The value of sterling fell against the dollar on Wednesday after the Bank of England insisted it would not extend a multibillion-pound package of support drawn up to calm the financial markets.

During overnight trading, the sterling dropped by more than 1 cent to below $1.10 for the first time this month.

Andrew Bailey, the central bank's governor, said an emergency 65 billion pound ($72 billion) bond-buying program, implemented to protect pension funds, will end on Friday.

The emergency measures were drawn up nearly two weeks ago because of turmoil prompted by Chancellor of the Exchequer Kwasi Kwarteng's mini Budget, which was announced on Sept 23.

The government's fiscal plans caused borrowing costs to soar and pushed pension funds close to collapse after they were forced to raise money at short notice and sell bonds.

The central bank intervened again earlier this week to prevent what it described as a potential "fire sale" of pension funds.

Speaking during a meeting of the International Monetary Fund in Washington, Bailey warned there could be no further extension of the program beyond the end of the week, reported Reuters.

"My message to the funds involved — you've got three days left now.

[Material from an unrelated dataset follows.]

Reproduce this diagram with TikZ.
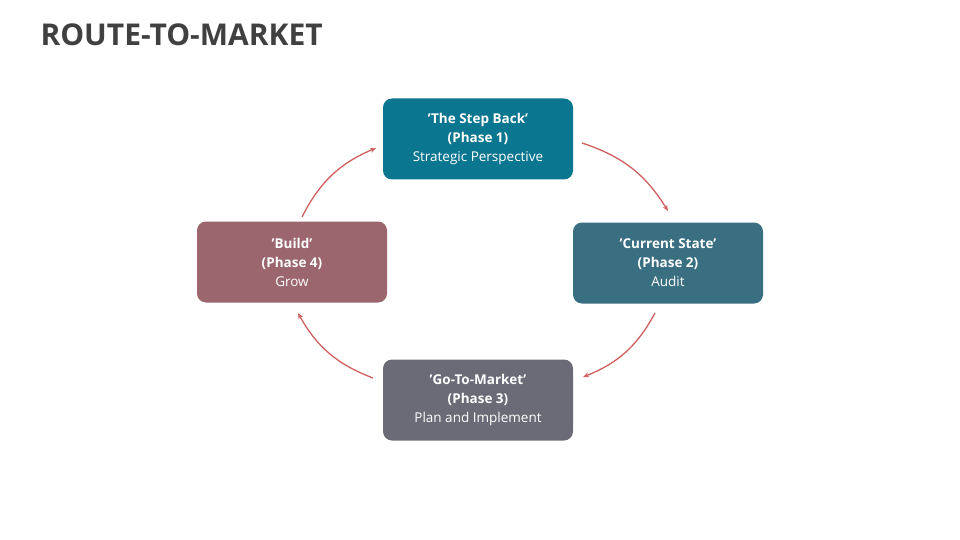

You have got to get this done," he said. "Part of the essence of a financial stability intervention is that it is clearly temporary."

His warning came after a statement from the Pensions and Lifetime Savings Association, representing the industry, warned against ending the support program "too soon" and urged that "additional measures should be put in place to manage market volatility", reported PA Media.

It seeks an extension to Oct 31 when Kwarteng will set out his plan for balancing the government's finances. The fiscal statement is expected to detail how the government will pay for tax cuts and explain how it intends to reduce debt.

The IMF urged the United Kingdom government this week to change its policy to calm the financial markets and "change the trajectory" of interest rates, The Guardian reported.